** BEGIN INFORMATION SUPPLIED **

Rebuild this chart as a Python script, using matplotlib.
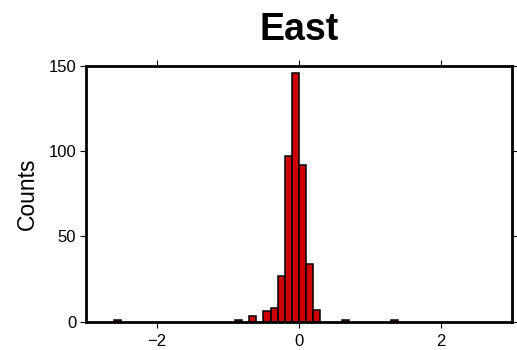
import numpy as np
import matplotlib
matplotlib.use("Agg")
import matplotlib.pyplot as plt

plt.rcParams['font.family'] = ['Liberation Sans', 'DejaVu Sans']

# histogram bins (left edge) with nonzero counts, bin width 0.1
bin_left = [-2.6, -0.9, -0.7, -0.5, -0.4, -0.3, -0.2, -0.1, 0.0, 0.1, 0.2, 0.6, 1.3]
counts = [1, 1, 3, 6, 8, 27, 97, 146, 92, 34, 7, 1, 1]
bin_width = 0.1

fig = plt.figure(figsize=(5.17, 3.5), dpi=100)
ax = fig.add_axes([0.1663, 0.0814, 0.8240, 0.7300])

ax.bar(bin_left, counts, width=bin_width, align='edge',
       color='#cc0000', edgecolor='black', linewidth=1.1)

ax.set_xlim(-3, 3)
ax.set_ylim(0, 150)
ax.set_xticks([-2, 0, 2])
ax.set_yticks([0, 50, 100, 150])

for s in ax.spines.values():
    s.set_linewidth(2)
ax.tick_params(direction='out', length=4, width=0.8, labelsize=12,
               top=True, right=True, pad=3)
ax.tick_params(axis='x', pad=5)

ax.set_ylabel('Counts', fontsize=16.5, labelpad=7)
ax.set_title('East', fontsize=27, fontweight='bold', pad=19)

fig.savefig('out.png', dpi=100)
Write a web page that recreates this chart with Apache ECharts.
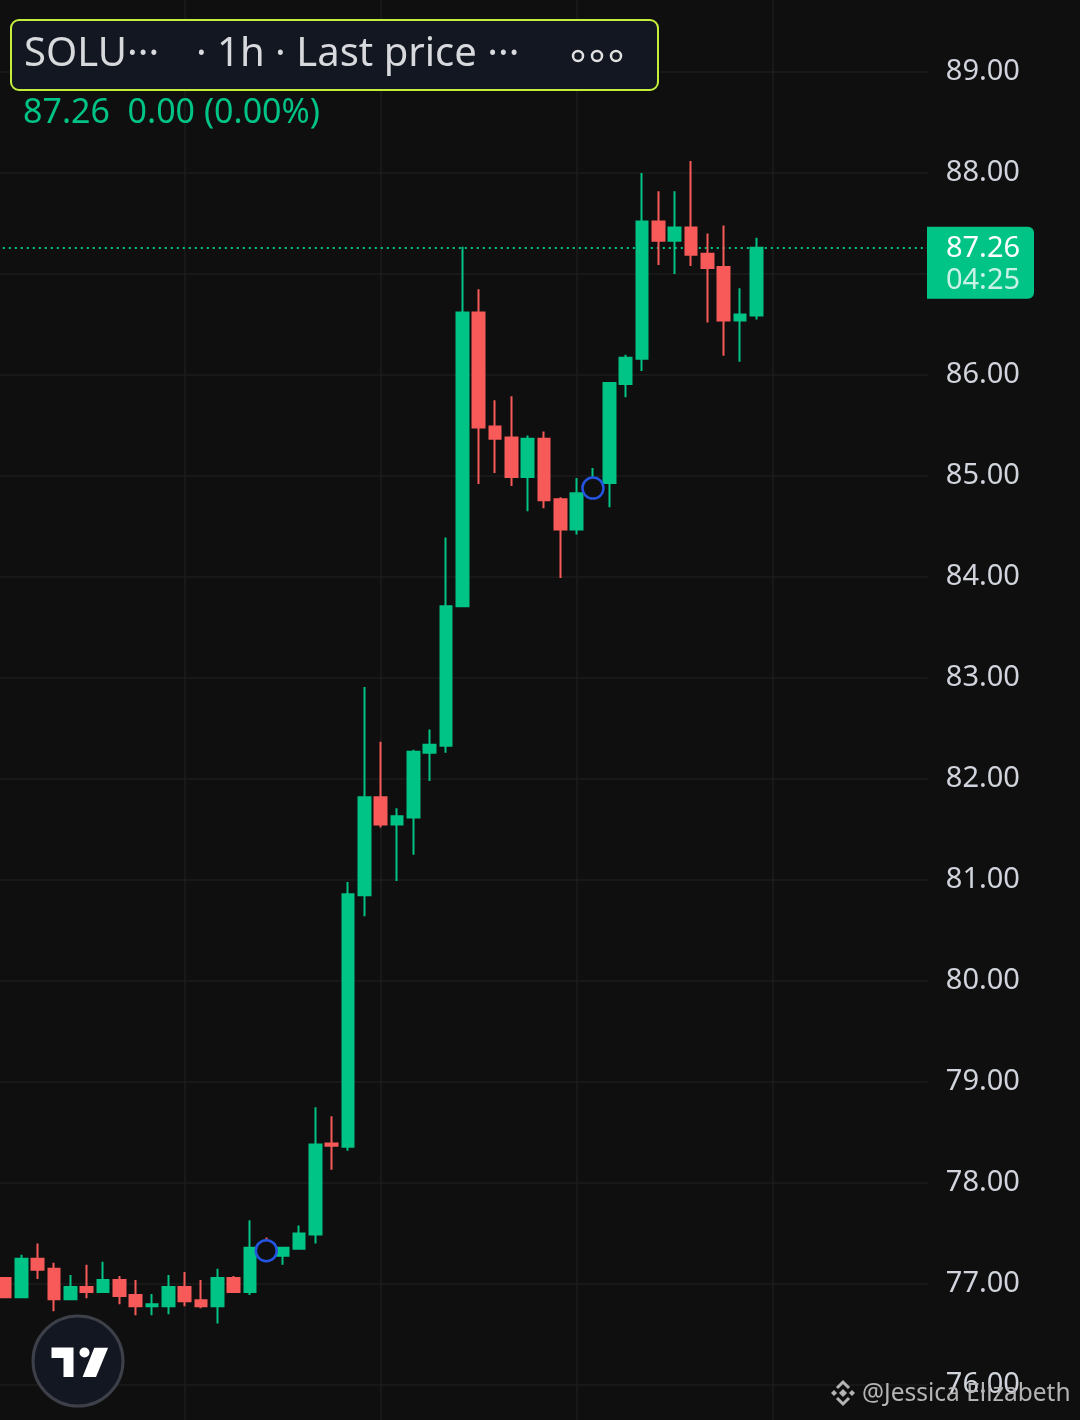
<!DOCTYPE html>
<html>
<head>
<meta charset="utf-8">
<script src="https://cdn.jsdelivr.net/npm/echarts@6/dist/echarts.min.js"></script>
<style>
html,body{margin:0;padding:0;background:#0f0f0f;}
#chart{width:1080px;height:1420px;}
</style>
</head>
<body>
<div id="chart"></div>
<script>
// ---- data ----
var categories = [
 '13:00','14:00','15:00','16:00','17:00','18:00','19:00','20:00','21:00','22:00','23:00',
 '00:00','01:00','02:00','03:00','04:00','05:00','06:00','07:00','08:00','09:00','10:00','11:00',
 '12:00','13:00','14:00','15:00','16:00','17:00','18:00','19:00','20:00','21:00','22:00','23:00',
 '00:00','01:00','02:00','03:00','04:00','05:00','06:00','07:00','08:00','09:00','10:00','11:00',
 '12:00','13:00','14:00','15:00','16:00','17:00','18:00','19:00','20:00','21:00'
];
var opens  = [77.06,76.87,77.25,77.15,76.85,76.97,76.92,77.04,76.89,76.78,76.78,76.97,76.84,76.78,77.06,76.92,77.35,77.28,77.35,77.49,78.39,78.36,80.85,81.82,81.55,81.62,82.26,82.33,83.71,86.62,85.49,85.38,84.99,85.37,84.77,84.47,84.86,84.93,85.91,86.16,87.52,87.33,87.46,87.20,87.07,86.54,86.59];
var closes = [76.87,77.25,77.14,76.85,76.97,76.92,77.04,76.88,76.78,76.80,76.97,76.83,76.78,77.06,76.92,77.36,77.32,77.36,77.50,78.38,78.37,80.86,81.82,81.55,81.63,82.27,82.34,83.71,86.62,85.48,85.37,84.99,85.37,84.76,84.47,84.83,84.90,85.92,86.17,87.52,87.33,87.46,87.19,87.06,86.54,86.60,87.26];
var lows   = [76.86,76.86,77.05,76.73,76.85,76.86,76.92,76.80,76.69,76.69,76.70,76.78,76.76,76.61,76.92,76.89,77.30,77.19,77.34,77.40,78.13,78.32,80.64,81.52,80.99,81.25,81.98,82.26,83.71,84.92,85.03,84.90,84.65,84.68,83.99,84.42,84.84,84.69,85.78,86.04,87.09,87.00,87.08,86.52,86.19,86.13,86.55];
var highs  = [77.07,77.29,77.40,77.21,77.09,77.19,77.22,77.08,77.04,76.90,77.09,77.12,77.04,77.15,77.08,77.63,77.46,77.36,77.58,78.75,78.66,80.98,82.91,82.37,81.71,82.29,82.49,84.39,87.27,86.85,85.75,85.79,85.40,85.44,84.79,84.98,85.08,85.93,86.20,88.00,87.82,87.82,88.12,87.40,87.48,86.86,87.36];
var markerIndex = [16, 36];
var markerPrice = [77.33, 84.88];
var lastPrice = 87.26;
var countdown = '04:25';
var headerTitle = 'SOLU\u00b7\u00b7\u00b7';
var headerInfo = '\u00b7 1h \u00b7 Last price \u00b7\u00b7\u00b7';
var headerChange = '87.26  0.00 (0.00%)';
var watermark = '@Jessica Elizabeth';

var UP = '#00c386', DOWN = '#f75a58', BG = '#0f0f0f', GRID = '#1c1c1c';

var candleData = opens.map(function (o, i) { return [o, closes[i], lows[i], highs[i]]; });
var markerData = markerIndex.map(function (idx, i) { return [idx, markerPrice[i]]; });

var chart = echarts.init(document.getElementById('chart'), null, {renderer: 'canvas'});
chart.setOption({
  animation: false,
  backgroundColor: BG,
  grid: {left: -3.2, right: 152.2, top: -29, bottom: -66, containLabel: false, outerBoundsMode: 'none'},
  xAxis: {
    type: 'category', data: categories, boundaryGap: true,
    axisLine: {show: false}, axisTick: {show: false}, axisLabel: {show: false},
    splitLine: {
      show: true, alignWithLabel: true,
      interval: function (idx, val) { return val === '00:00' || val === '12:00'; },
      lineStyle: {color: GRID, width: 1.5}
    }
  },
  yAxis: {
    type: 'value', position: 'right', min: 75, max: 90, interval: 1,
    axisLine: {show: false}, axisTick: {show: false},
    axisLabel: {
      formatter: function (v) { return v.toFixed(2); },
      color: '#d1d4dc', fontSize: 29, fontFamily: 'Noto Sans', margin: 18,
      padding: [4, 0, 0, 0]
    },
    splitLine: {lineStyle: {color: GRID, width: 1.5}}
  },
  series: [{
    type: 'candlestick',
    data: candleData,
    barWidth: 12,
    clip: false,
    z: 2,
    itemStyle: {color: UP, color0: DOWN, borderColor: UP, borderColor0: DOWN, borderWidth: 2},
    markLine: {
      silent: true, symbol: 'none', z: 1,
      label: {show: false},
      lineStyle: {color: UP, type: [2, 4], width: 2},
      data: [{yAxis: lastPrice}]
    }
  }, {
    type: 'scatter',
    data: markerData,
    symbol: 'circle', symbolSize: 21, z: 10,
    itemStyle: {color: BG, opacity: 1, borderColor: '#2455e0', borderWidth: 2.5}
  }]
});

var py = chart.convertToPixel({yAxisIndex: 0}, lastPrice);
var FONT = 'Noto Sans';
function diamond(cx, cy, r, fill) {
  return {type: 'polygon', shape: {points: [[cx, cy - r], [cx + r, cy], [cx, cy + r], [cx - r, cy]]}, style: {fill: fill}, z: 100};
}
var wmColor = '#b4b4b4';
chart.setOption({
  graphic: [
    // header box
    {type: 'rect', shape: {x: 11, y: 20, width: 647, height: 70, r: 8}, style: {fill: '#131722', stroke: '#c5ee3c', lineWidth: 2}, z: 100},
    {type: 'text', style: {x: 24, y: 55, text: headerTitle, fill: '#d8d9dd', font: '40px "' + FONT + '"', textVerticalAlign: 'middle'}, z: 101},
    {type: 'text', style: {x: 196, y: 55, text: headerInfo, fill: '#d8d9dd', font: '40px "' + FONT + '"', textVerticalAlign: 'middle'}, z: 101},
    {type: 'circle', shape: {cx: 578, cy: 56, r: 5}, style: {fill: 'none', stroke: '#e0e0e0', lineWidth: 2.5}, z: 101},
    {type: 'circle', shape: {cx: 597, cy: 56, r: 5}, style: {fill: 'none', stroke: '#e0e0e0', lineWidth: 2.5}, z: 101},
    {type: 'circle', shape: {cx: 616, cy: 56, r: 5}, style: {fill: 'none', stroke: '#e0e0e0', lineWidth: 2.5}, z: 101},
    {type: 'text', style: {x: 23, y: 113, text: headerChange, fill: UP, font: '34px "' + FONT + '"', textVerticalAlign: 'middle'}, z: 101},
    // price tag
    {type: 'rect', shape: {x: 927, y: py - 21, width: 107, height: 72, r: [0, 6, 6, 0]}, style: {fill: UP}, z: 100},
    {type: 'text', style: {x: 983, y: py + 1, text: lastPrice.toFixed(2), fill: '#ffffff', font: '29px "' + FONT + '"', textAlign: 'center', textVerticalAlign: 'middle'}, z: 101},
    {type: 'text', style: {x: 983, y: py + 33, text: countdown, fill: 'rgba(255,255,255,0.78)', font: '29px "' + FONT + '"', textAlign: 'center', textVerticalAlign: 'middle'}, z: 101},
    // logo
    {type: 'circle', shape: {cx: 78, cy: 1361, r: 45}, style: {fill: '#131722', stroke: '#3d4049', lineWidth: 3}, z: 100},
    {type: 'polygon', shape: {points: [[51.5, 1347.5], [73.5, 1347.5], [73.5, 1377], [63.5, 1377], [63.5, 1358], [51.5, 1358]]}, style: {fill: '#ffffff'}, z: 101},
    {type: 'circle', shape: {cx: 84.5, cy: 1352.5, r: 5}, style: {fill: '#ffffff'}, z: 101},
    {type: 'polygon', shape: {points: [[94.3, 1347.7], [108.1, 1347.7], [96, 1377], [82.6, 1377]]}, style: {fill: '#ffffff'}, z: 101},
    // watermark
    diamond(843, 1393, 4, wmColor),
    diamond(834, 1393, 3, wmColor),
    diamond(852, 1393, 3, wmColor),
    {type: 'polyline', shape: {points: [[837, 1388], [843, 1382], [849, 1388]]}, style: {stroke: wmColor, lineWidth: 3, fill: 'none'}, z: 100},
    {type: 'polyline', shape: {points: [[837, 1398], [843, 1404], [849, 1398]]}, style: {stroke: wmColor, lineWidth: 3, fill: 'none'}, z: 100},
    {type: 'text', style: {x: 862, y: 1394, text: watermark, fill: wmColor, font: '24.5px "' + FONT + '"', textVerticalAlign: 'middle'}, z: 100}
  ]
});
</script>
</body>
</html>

** END INFORMATION SUPPLIED **

→ EXERCISE: Every line from the top of the material above through the line with "plt.rcParams['font.family'] = ['Liberation" should be duplicated exactly, please; leave out the pictures.

→ WRITTEN SOLUTION:
Rebuild this chart as a Python script, using matplotlib.
import numpy as np
import matplotlib
matplotlib.use("Agg")
import matplotlib.pyplot as plt

plt.rcParams['font.family'] = ['Liberation Sans', 'DejaVu Sans']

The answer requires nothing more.